From: Heng Li <lh...@sa...> - 2010-10-13 14:08:09
|
I seldom send email to samtools-announce, but I think it is worth it this time. Samtools now calculates a per-base alignment quality (BAQ) which directly measures the probability of a read base (not the entire read, so different from mapping quality) being wrongly aligned. It is designed to resolve false SNPs caused by misalignment, especially around indels and in low-complexity regions. Application to data from the 1000 genomes project has confirmed its effectiveness. The theory is in http://lh3lh3.users.sourceforge.net/download/samtools.pdf.
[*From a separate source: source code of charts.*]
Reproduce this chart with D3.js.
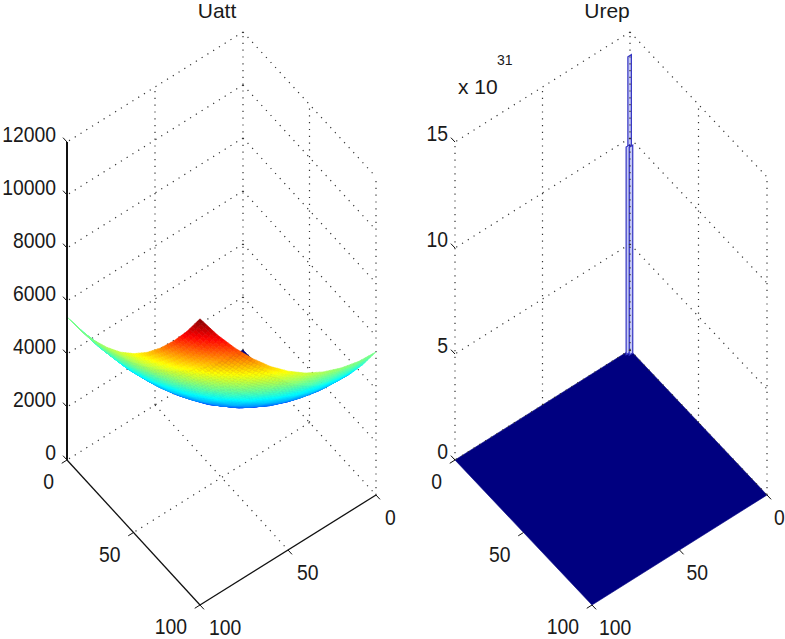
<!DOCTYPE html>
<html>
<head>
<meta charset="utf-8">
<script src="https://cdn.jsdelivr.net/npm/d3@7"></script>
<style>
  body { margin: 0; background: #fff; }
  text { font-family: "Liberation Sans", Arial, sans-serif; fill: #1a1a1a; }
</style>
</head>
<body>
<script>
// ---- data ----
var xyTicks = [0, 50, 100];
var attZTicks = [0, 2000, 4000, 6000, 8000, 10000, 12000];
var repZTicks = [0, 5, 10, 15];          // x 10^31
var repExponent = "31";

// Uatt surface, rows = x, columns = y
var gridPts = [0, 10, 20, 30, 40, 50, 60, 70, 80, 90, 100];
var uatt = [
  [0, 50, 220, 490, 860, 1350, 1940, 2650, 3460, 4370, 5400],
  [50, 110, 270, 540, 920, 1400, 2000, 2700, 3510, 4430, 5450],
  [220, 270, 430, 700, 1080, 1570, 2160, 2860, 3670, 4590, 5620],
  [490, 540, 700, 970, 1350, 1840, 2430, 3130, 3940, 4860, 5890],
  [860, 920, 1080, 1350, 1730, 2210, 2810, 3510, 4320, 5240, 6260],
  [1350, 1400, 1570, 1840, 2210, 2700, 3290, 4000, 4810, 5720, 6750],
  [1940, 2000, 2160, 2430, 2810, 3290, 3890, 4590, 5400, 6320, 7340],
  [2650, 2700, 2860, 3130, 3510, 4000, 4590, 5290, 6100, 7020, 8050],
  [3460, 3510, 3670, 3940, 4320, 4810, 5400, 6100, 6910, 7830, 8860],
  [4370, 4430, 4590, 4860, 5240, 5720, 6320, 7020, 7830, 8750, 9770],
  [5400, 5450, 5620, 5890, 6260, 6750, 7340, 8050, 8860, 9770, 10800]
];

// Urep: flat zero floor plus a spike next to the obstacle (x 10^31)
var repGridPts = [0, 100];
var urepBase = [
  [0, 0],
  [0, 0]
];
var repSpikeX = [1, 2, 1];
var repSpikeY = [1, 1, 2];
var repSpikeZ = [14.0, 9.8, 9.8];

// ---- setup ----
var svgWidth = 785, svgHeight = 639;
var svg = d3.select("body").append("svg")
  .attr("width", svgWidth)
  .attr("height", svgHeight);

var jetStops = [0, 0.125, 0.375, 0.625, 0.875, 1];
var jetColors = ["#000080", "#0000ff", "#00ffff", "#ffff00", "#ff0000", "#800000"];
function jetScale(zmin, zmax) {
  return d3.scaleLinear()
    .domain(jetStops.map(function(s) { return zmin + s * (zmax - zmin); }))
    .range(jetColors)
    .clamp(true);
}

var line = d3.line();

// orthographic projection of the plot box, fitted to the box corners
function makePanel(cfg) {
  var u = d3.scaleLinear().domain([0, 100]).range([0, 1]);
  var w = d3.scaleLinear().domain([0, cfg.zmax]).range([0, 1]);
  var ex = [cfg.right[0] - cfg.back[0], cfg.right[1] - cfg.back[1]];
  var ey = [cfg.left[0] - cfg.back[0], cfg.left[1] - cfg.back[1]];
  var k = [-ey[0] * cfg.h, ex[0] * cfg.h, ex[0] * ey[1] - ey[0] * ex[1]];
  return {
    proj: function(x, y, z) {
      var a = u(x), b = u(y), c = w(z);
      return [cfg.back[0] + a * ex[0] + b * ey[0],
              cfg.back[1] + a * ex[1] + b * ey[1] - c * cfg.h];
    },
    depth: function(x, y, z) {
      return k[0] * u(x) + k[1] * u(y) + k[2] * w(z);
    },
    g: svg.append("g")
  };
}

function dotted(g, a, b) {
  g.append("line")
    .attr("x1", a[0]).attr("y1", a[1])
    .attr("x2", b[0]).attr("y2", b[1])
    .attr("stroke", "#333")
    .attr("stroke-width", 1.2)
    .attr("stroke-dasharray", "1.2,5.6");
}

function solid(g, a, b, width) {
  g.append("line")
    .attr("x1", a[0]).attr("y1", a[1])
    .attr("x2", b[0]).attr("y2", b[1])
    .attr("stroke", "#111")
    .attr("stroke-width", width);
}

// tick labels: slightly condensed like the original
function tickLabels(g, data, anchor, pos) {
  g.append("g").selectAll("text")
    .data(data)
    .enter()
    .append("text")
    .attr("transform", function(d) {
      var p = pos(d);
      return "translate(" + p[0] + "," + p[1] + ") scale(0.88,1)";
    })
    .attr("text-anchor", anchor)
    .style("font-size", "22px")
    .text(function(d) { return d; });
}

function drawWalls(p, cfg) {
  var g = p.g.append("g");
  cfg.zTicks.forEach(function(z) {
    dotted(g, p.proj(0, 0, z), p.proj(0, 100, z));
    dotted(g, p.proj(0, 0, z), p.proj(100, 0, z));
  });
  xyTicks.forEach(function(t) {
    dotted(g, p.proj(0, t, 0), p.proj(0, t, cfg.zmax));
    if (t > 0) dotted(g, p.proj(t, 0, 0), p.proj(t, 0, cfg.zmax));
  });
}

function drawFloorGrid(p) {
  var g = p.g.append("g");
  xyTicks.forEach(function(t) {
    if (t > 0 && t < 100) {
      dotted(g, p.proj(t, 0, 0), p.proj(t, 100, 0));
      dotted(g, p.proj(0, t, 0), p.proj(100, t, 0));
    }
  });
}

// surface of quads, painted back to front
function drawSurface(p, xs, ys, zz, color, sub) {
  var polys = [];
  for (var i = 0; i < xs.length - 1; i++) {
    for (var j = 0; j < ys.length - 1; j++) {
      var z00 = zz[i][j], z10 = zz[i + 1][j], z01 = zz[i][j + 1], z11 = zz[i + 1][j + 1];
      for (var s = 0; s < sub; s++) {
        for (var t = 0; t < sub; t++) {
          var corners = [[s, t], [s + 1, t], [s + 1, t + 1], [s, t + 1]].map(function(c) {
            var fs = c[0] / sub, ft = c[1] / sub;
            var x = xs[i] + (xs[i + 1] - xs[i]) * fs;
            var y = ys[j] + (ys[j + 1] - ys[j]) * ft;
            var z = z00 * (1 - fs) * (1 - ft) + z10 * fs * (1 - ft) + z01 * (1 - fs) * ft + z11 * fs * ft;
            return [x, y, z];
          });
          var cx = d3.mean(corners, function(c) { return c[0]; });
          var cy = d3.mean(corners, function(c) { return c[1]; });
          var cz = d3.mean(corners, function(c) { return c[2]; });
          polys.push({
            pts: corners.map(function(c) { return p.proj(c[0], c[1], c[2]); }),
            depth: p.depth(cx, cy, cz),
            fill: color(cz)
          });
        }
      }
    }
  }
  polys.sort(function(a, b) { return a.depth - b.depth; });
  p.g.append("g").selectAll("path")
    .data(polys)
    .enter()
    .append("path")
    .attr("d", function(d) { return line(d.pts) + "Z"; })
    .attr("fill", function(d) { return d.fill; })
    .attr("stroke", function(d) { return d.fill; })
    .attr("stroke-width", 0.6)
    .attr("stroke-linejoin", "round");
}

function drawAxes(p, cfg) {
  var g = p.g.append("g");
  if (cfg.solidFront) {
    solid(g, p.proj(0, 100, 0), p.proj(100, 100, 0), 1.3);
    solid(g, p.proj(100, 0, 0), p.proj(100, 100, 0), 1.3);
  }
  if (cfg.solidZ) solid(g, p.proj(0, 100, 0), p.proj(0, 100, cfg.zmax), 2);

  // ticks
  cfg.zTicks.forEach(function(z) {
    solid(g, p.proj(0, 100, z), p.proj(-3, 100, z), 1);
  });
  xyTicks.forEach(function(t) {
    solid(g, p.proj(t, 100, 0), p.proj(t, 103, 0), 1);
    solid(g, p.proj(100, t, 0), p.proj(103, t, 0), 1);
  });

  tickLabels(g, cfg.zTicks, "end", function(d) {
    var q = p.proj(0, 100, d);
    return [q[0] + cfg.zLabelDx, q[1] + cfg.zLabelDy];
  });
  tickLabels(g, xyTicks, "end", function(d) {
    var q = p.proj(d, 100, 0);
    return [q[0] - 13, q[1] + 29];
  });
  tickLabels(g, xyTicks, "start", function(d) {
    var q = p.proj(100, d, 0);
    return [q[0] + cfg.yLabelDx, q[1] + 30];
  });

  g.append("text")
    .attr("x", cfg.titleX)
    .attr("y", 18)
    .attr("text-anchor", "middle")
    .style("font-size", "21px")
    .text(cfg.title);
}

// ---- left: Uatt ----
var attCfg = {
  back: [243, 350], left: [67, 460], right: [376, 495], h: 318,
  zmax: 12000, zTicks: attZTicks, solidZ: true, solidFront: true,
  zLabelDx: -11, zLabelDy: 0, yLabelDx: 9, title: "Uatt", titleX: 217
};
var att = makePanel(attCfg);
drawWalls(att, attCfg);
drawFloorGrid(att);
var attColor = jetScale(d3.min(uatt, function(r) { return d3.min(r); }),
                        d3.max(uatt, function(r) { return d3.max(r); }));
drawSurface(att, gridPts, gridPts, uatt, attColor, 5);
drawAxes(att, attCfg);

// ---- right: Urep ----
var repCfg = {
  back: [630, 350], left: [455, 460], right: [767, 495], h: 318,
  zmax: 15, zTicks: repZTicks, solidZ: false, solidFront: false,
  zLabelDx: -7, zLabelDy: -1, yLabelDx: 7, title: "Urep", titleX: 607
};
var rep = makePanel(repCfg);
drawFloorGrid(rep);
var repColor = jetScale(0, d3.max(repSpikeZ));
drawSurface(rep, repGridPts, repGridPts, urepBase, repColor, 1);

// spikes, drawn back to front
var spikes = repSpikeX.map(function(x, i) {
  return { x: x, y: repSpikeY[i], z: repSpikeZ[i] };
});
spikes.sort(function(a, b) { return rep.depth(a.x, a.y, 0) - rep.depth(b.x, b.y, 0); });
rep.g.append("g").selectAll("path")
  .data(spikes)
  .enter()
  .append("path")
  .attr("d", function(d) {
    return line([
      rep.proj(d.x, d.y + 1, 0), rep.proj(d.x, d.y + 1, d.z),
      rep.proj(d.x, d.y - 1, d.z), rep.proj(d.x, d.y - 1, 0)
    ]) + "Z";
  })
  .attr("fill", "#c4c8f4")
  .attr("stroke", "#3434c4")
  .attr("stroke-width", 1.2);

drawWalls(rep, repCfg);
drawAxes(rep, repCfg);

// exponent label
rep.g.append("text")
  .attr("x", 458)
  .attr("y", 94)
  .style("font-size", "21px")
  .text("x 10");
rep.g.append("text")
  .attr("x", 497)
  .attr("y", 65)
  .style("font-size", "14px")
  .text(repExponent);
</script>
</body>
</html>
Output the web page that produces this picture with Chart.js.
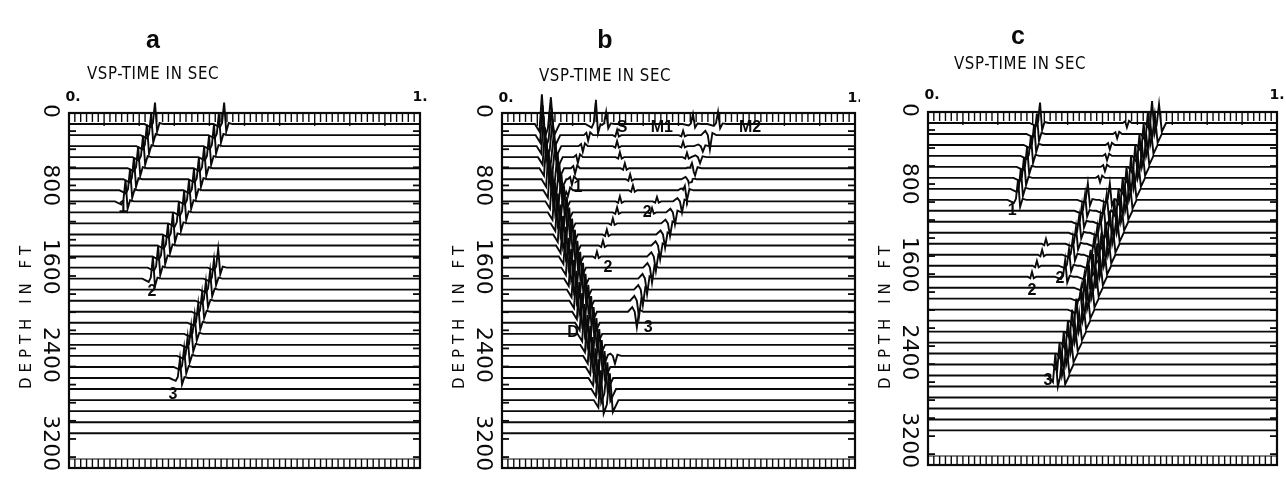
<!DOCTYPE html>
<html><head><meta charset="utf-8">
<script src="https://cdn.jsdelivr.net/npm/chart.js@4.4.1/dist/chart.umd.min.js"></script>
<style>
html,body{margin:0;padding:0;background:#fff;}
#wrap{position:relative;width:1286px;height:481px;overflow:hidden;background:#fff;}
.pane{position:absolute;top:0;height:481px;}
canvas{display:block;}
</style></head><body>
<div id="wrap">
<div class="pane" style="left:0;width:430px"><canvas id="ca" width="430" height="481"></canvas></div>
<div class="pane" style="left:430px;width:430px"><canvas id="cb" width="430" height="481"></canvas></div>
<div class="pane" style="left:860px;width:426px"><canvas id="cc" width="426" height="481"></canvas></div>
</div>
<script>
// ---------------- DATA ----------------
const traceDepthsFt = [100,200,300,400,500,600,700,800,900,1000,1100,1200,1300,1400,1500,1600,1700,1800,1900,2000,2100,2200,2300,2400,2500,2600,2700,2800,2900];
const depthTickValues = [0,800,1600,2400,3200];
const depthTickLabels = ['0','800','1600','2400','3200'];
const timeTickValues = [0,1];
const timeTickLabels = ['0.','1.'];
const stubDepthsFt = [164,328,492,656,820,984,1148,1312,1476,1640,1804,1968,2132,2296,2460,2624,2788,2952,3116];
const panelLetters = ['a','b','c'];
const timeAxisTitle = 'VSP-TIME IN SEC';
const depthAxisTitle = 'DEPTH IN FT';

// wavelet shapes (time offset in s, relative amplitude)
const spikeOffs = [-0.03,-0.012,-0.006,0,0.006,0.013,0.024];
const spikeVals = [0,-0.15,0.05,1,-0.35,0.05,0];
const directOffs = [-0.02,-0.007,0,0.008,0.017,0.0255,0.034,0.05];
const directVals = [0,-0.25,1.0,-0.45,-0.15,0.9,-0.4,0];
const doubleOffs = [-0.02,-0.007,0,0.007,0.013,0.02,0.028,0.04];
const doubleVals = [0,-0.3,1,-0.5,-0.1,0.85,-0.4,0];
const wigOffs = [-0.012,-0.005,0,0.006,0.014];
const wigVals = [0,0.4,-1,0.5,0];
const bumpOffs = [-0.012,-0.005,0,0.005,0.012];
const bumpVals = [0,-0.3,1,-0.3,0];
const veeOffs = [-0.025,-0.013,-0.006,0,0.007,0.018];
const veeVals = [0,0.3,0,-1,0.15,0];

// panel a : arrival times (s) per trace, starting trace number given
const aEv1Times = [0.245,0.234,0.222,0.211,0.197,0.185,0.174,0.161];               // traces 1-8
const aEv2Times = [0.442,0.427,0.413,0.399,0.385,0.370,0.356,0.342,0.328,0.313,0.296,0.282,0.268,0.254,0.239]; // 1-15
const aEv3Times = [0.425,0.413,0.402,0.390,0.379,0.368,0.358,0.348,0.338,0.328,0.316]; // 14-24
const aLabelTexts = ['1','2','3'];
const aLabelTimes = [0.154,0.236,0.296];
const aLabelDepths = [860,1621,2554];

// panel b
const bDirectTimes = [0.113,0.115,0.118,0.122,0.126,0.132,0.137,0.143,0.150,0.158,0.165,0.173,0.181,0.188,0.196,0.204,0.211,0.219,0.227,0.234,0.242,0.250,0.257,0.265,0.273,0.280]; // 1-26
const bTopSpikeTimes = [0.266,0.295,0.541,0.612];   // trace 1
const bTopSpikeAmps = [220,110,90,110];
const bR1Times = [0.244,0.229,0.215,0.207,0.198,0.187];   // 2-7
const bSTimes = [0.326,0.326,0.334,0.348,0.363,0.371];    // 2-7
const bR2Times = [0.334,0.326,0.314,0.297,0.286,0.269];   // 8-13
const bM1Times = [0.513,0.513,0.524,0.538,0.533,0.518];   // 2-7
const bBTimes = [0.439,0.425];                            // 8-9
const bR3Times = [0.589,0.569,0.561,0.547,0.533,0.524,0.510,0.490,0.476,0.462,0.448,0.436,0.425,0.411,0.399,0.388,0.382]; // 2-18
const bR3Amps = [130,50,55,60,70,80,100,110,115,120,125,130,135,140,140,145,140];
const bXTimes = [0.320];                                  // 22
const bLabelTexts = ['S','M1','M2','1','2','2','3','D'];
const bLabelTimes = [0.340,0.453,0.703,0.215,0.411,0.300,0.414,0.201];
const bLabelDepths = [136,136,136,679,906,1404,1947,1993];

// panel c
const cEv1Times = [0.321,0.312,0.304,0.295,0.284,0.275,0.266,0.258];  // 1-8
const cMainTimes = [0.642,0.630,0.618,0.606,0.594,0.582,0.569,0.558,0.546,0.534,0.521,0.509,0.497,0.485,0.473,0.461,0.449,0.437,0.425,0.413,0.401,0.389,0.377,0.365]; // 1-24
const cEv2aTimes = [0.458,0.450,0.441,0.433,0.424,0.415,0.404,0.393];  // 8-15
const cEv2bTimes = [0.521,0.512,0.503,0.494,0.485,0.476,0.466,0.457,0.448,0.439,0.430]; // 8-18
const cWeak1Times = [0.570,0.542,0.521,0.513,0.507,0.493];            // 1-6
const cWeak2Times = [0.338,0.327,0.312,0.298];                        // 12-15
const cLabelTexts = ['1','2','2','3'];
const cLabelTimes = [0.241,0.298,0.378,0.344];
const cLabelDepths = [897,1630,1513,2446];

// ---------------- BUILD ----------------
const WAVES = {
  spike:{offs:spikeOffs,vals:spikeVals}, direct:{offs:directOffs,vals:directVals},
  double:{offs:doubleOffs,vals:doubleVals}, wig:{offs:wigOffs,vals:wigVals},
  bump:{offs:bumpOffs,vals:bumpVals}, vee:{offs:veeOffs,vals:veeVals}
};
function waveAt(w, dt){
  const o=w.offs, v=w.vals;
  if (dt<=o[0] || dt>=o[o.length-1]) return 0;
  for (let i=1;i<o.length;i++){
    if (dt<=o[i]){ const f=(dt-o[i-1])/(o[i]-o[i-1]); return v[i-1]+f*(v[i]-v[i-1]); }
  }
  return 0;
}
function buildTrace(depth, traceNo, events){
  const contrib=[];
  events.forEach(ev=>{
    const k=traceNo-ev.first;
    if (k>=0 && k<ev.times.length){
      contrib.push({t0:ev.times[k], amp: ev.amps?ev.amps[k]:ev.amp, w:WAVES[ev.wave]});
    }
  });
  const ts=new Set([0,1]);
  contrib.forEach(c=>c.w.offs.forEach(o=>ts.add(+(c.t0+o).toFixed(5))));
  const sorted=[...ts].filter(t=>t>=0&&t<=1).sort((a,b)=>a-b);
  return sorted.map(t=>{
    let v=0; contrib.forEach(c=>{ v+=c.amp*waveAt(c.w,t-c.t0); });
    return {x:t, y:depth-v};
  });
}

const eventsA = [
  {wave:'spike', first:1, times:aEv1Times, amp:195},
  {wave:'spike', first:1, times:aEv2Times, amp:195},
  {wave:'spike', first:14, times:aEv3Times, amp:170}
];
const eventsB = [
  {wave:'direct', first:1, times:bDirectTimes, amp:270},
  ...bTopSpikeTimes.map((t,i)=>({wave:'spike', first:1, times:[t], amp:bTopSpikeAmps[i]})),
  {wave:'wig', first:2, times:bR1Times, amp:50},
  {wave:'bump', first:2, times:bSTimes, amp:45},
  {wave:'bump', first:8, times:bR2Times, amp:45},
  {wave:'bump', first:2, times:bM1Times, amp:40},
  {wave:'bump', first:8, times:bBTimes, amp:40},
  {wave:'vee', first:2, times:bR3Times, amps:bR3Amps},
  {wave:'vee', first:22, times:bXTimes, amp:70}
];
const eventsC = [
  {wave:'spike', first:1, times:cEv1Times, amp:185},
  {wave:'double', first:1, times:cMainTimes, amp:200},
  {wave:'spike', first:8, times:cEv2aTimes, amp:150},
  {wave:'spike', first:8, times:cEv2bTimes, amp:150},
  {wave:'wig', first:1, times:cWeak1Times, amp:40},
  {wave:'bump', first:12, times:cWeak2Times, amp:45}
];

// ---------------- DECOR PLUGIN ----------------
const INK='#0a0a0a';
const decor = {
  id:'decor',
  beforeDatasetsDraw(chart, args, o){
    const {ctx, chartArea:ca, scales:{x:xs, y:ys}} = chart;
    ctx.save();
    ctx.strokeStyle=INK; ctx.lineCap='butt';
    ctx.lineWidth=2.2;
    ctx.strokeRect(ca.left, ca.top, ca.right-ca.left, ca.bottom-ca.top);
    ctx.lineWidth=1.4;
    const n=60;
    for (let k=0;k<=n;k++){
      const x=xs.getPixelForValue(k/n);
      const long=(k%6===0);
      ctx.beginPath(); ctx.moveTo(x,ca.top); ctx.lineTo(x,ca.top+(long?13:9)); ctx.stroke();
      ctx.beginPath(); ctx.moveTo(x,ca.bottom); ctx.lineTo(x,ca.bottom-9); ctx.stroke();
    }
    ctx.beginPath(); ctx.moveTo(ca.left,ca.bottom-9); ctx.lineTo(ca.right,ca.bottom-9); ctx.lineWidth=1.2; ctx.stroke();
    ctx.lineWidth=1.8;
    stubDepthsFt.forEach(d=>{
      const y=ys.getPixelForValue(d);
      ctx.beginPath(); ctx.moveTo(ca.left,y); ctx.lineTo(ca.left+7,y); ctx.stroke();
      ctx.beginPath(); ctx.moveTo(ca.right-7,y); ctx.lineTo(ca.right,y); ctx.stroke();
    });
    ctx.restore();
  },
  afterDraw(chart, args, o){
    const {ctx, chartArea:ca, scales:{x:xs, y:ys}} = chart;
    ctx.save();
    ctx.fillStyle=INK;
    // panel letter
    ctx.font='bold 25px "Liberation Sans", Arial, sans-serif';
    ctx.textAlign='center'; ctx.textBaseline='alphabetic';
    ctx.fillText(o.letter, o.letterX, o.letterY);
    // time axis title
    ctx.save();
    ctx.translate(o.subX, o.subY);
    ctx.scale(1,1.15);
    ctx.font='15px "DejaVu Sans", sans-serif';
    ctx.letterSpacing='0.6px';
    ctx.textAlign='center';
    ctx.textBaseline='middle';
    ctx.fillText(timeAxisTitle, 0, 0);
    ctx.restore();
    // time tick labels
    ctx.font='bold 14px "DejaVu Sans", sans-serif';
    ctx.textAlign='center';
    ctx.textBaseline='middle';
    timeTickValues.forEach((v,i)=>{
      ctx.fillText(timeTickLabels[i], xs.getPixelForValue(v)+(i===0?4:0), o.tickY);
    });
    // depth tick labels (rotated clockwise, ending at tick)
    ctx.font='22px "DejaVu Sans", sans-serif';
    depthTickValues.forEach((v,i)=>{
      const y=ys.getPixelForValue(v)+5;
      ctx.save(); ctx.translate(ca.left-19, y); ctx.rotate(Math.PI/2);
      ctx.textAlign='right'; ctx.textBaseline='middle';
      ctx.fillText(depthTickLabels[i],0,0); ctx.restore();
    });
    // depth axis title
    ctx.save(); ctx.translate(ca.left-42, o.depthTitleY); ctx.rotate(-Math.PI/2);
    ctx.font='15px "DejaVu Sans", sans-serif';
    ctx.letterSpacing='5px';
    ctx.textAlign='center'; ctx.textBaseline='middle';
    ctx.fillText(depthAxisTitle,0,0); ctx.restore();
    // event labels
    ctx.font='bold 16px "Liberation Sans", Arial, sans-serif';
    ctx.textAlign='center'; ctx.textBaseline='middle';
    o.labels.texts.forEach((t,i)=>{
      ctx.fillText(t, xs.getPixelForValue(o.labels.times[i]), ys.getPixelForValue(o.labels.depths[i]));
    });
    ctx.restore();
  }
};

function makeChart(id, events, pad, opts){
  const datasets = traceDepthsFt.map((d,i)=>({
    data: buildTrace(d, i+1, events),
    borderColor: INK, borderWidth: 1.9, pointRadius: 0, tension: 0, fill: false, clip: false
  }));
  return new Chart(document.getElementById(id), {
    type:'line',
    data:{datasets},
    options:{
      responsive:false, animation:false, events:[],
      layout:{padding:pad},
      scales:{
        x:{type:'linear', min:0, max:1, display:false},
        y:{type:'linear', min:0, max:3215, reverse:true, display:false}
      },
      plugins:{legend:{display:false}, tooltip:{enabled:false}, decor:opts}
    },
    plugins:[decor]
  });
}

makeChart('ca', eventsA, {left:69,right:10,top:113,bottom:13},
  {letter:panelLetters[0], letterX:153, letterY:48, subX:153, subY:75, tickY:97, depthTitleY:315,
   labels:{texts:aLabelTexts, times:aLabelTimes, depths:aLabelDepths}});
makeChart('cb', eventsB, {left:72,right:5,top:113,bottom:13},
  {letter:panelLetters[1], letterX:175, letterY:48, subX:175, subY:77, tickY:98, depthTitleY:315,
   labels:{texts:bLabelTexts, times:bLabelTimes, depths:bLabelDepths}});
makeChart('cc', eventsC, {left:68,right:9,top:112,bottom:16},
  {letter:panelLetters[2], letterX:158, letterY:44, subX:160, subY:65, tickY:95, depthTitleY:315,
   labels:{texts:cLabelTexts, times:cLabelTimes, depths:cLabelDepths}});
</script>
</body></html>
The new feature is in SVN only. To try it: svn co https://samtools.svn.sourceforge.net/svnroot/samtools/trunk/samtools cd samtools; make; cd examples; ../samtools faidx ex1.fa ../samtools calmd -ur ex1.bam ex1.fa 2>/dev/null |../samtools pileup -vcf ex1.fa - Samtools will call 4 SNPs which are all correct. In contrast, if we run: ../samtools pileup -vcf ex1.fa ex1.bam Samtools will call 11 SNPs. All the 7 false SNPs are around indels. Although in this example they can be filtered out by "samtools.pl varFilter", there are cases when BAQ provides additional power. Especially for ungapped aligner, invoking BAQ (via calmd -r) is *essential* to reliable SNP calling because the indel filter will not be available. A similar strategy has been implemented in stampy (http://www.well.ox.ac.uk/project-stampy), although I was not aware of that when I started to implement BAQ in samtools. The model behind probably differs, too. Heng -- The Wellcome Trust Sanger Institute is operated by Genome Research Limited, a charity registered in England with number 1021457 and a company registered in England with number 2742969, whose registered office is 215 Euston Road, London, NW1 2BE. |
From: Ashish S. <as...@st...> - 2010-10-14 06:44:47
|
Hi Heng, Sorry if the question sounds too basic. With reference to the theory doc, the S state in the profile HMM wasn't clear to me especially the part where P(^|S) = P($|S) = 1 combined with the fact that there is a non zero transition probability from state S to match and insert states. Unless of course this HMM represents generation of infinite number of reads and not just one read. Even still the HMM will need to emit two symbols $ followed by ^ when in state S. Am I missing something ? Thanks and regards, - Ashish To: sam...@li..., "Samtools-help" <samtools- he...@li...> I seldom send email to samtools-announce, but I think it is worth it this time. Samtools now calculates a per-base alignment quality (BAQ) which directly measures the probability of a read base (not the entire read, so different from mapping quality) being wrongly aligned. It is designed to resolve false SNPs caused by misalignment, especially around indels and in low-complexity regions. Application to data from the 1000 genomes project has confirmed its effectiveness. The theory is in http://lh3lh3.users.sourceforge.net/download/samtools.pdf. The new feature is in SVN only. To try it: svn co https://samtools.svn.sourceforge.net/svnroot/samtools/trunk/samtools cd samtools; make; cd examples; ../samtools faidx ex1.fa ../samtools calmd -ur ex1.bam ex1.fa 2>/dev/null |../samtools pileup -vcf ex1.fa - Samtools will call 4 SNPs which are all correct. In contrast, if we run: ../samtools pileup -vcf ex1.fa ex1.bam Samtools will call 11 SNPs. All the 7 false SNPs are around indels. Although in this example they can be filtered out by "samtools.pl varFilter", there are cases when BAQ provides additional power. Especially for ungapped aligner, invoking BAQ (via calmd -r) is *essential* to reliable SNP calling because the indel filter will not be available. A similar strategy has been implemented in stampy (http://www.well.ox.ac.uk/project-stampy), although I was not aware of that when I started to implement BAQ in samtools. The model behind probably differs, too. Heng |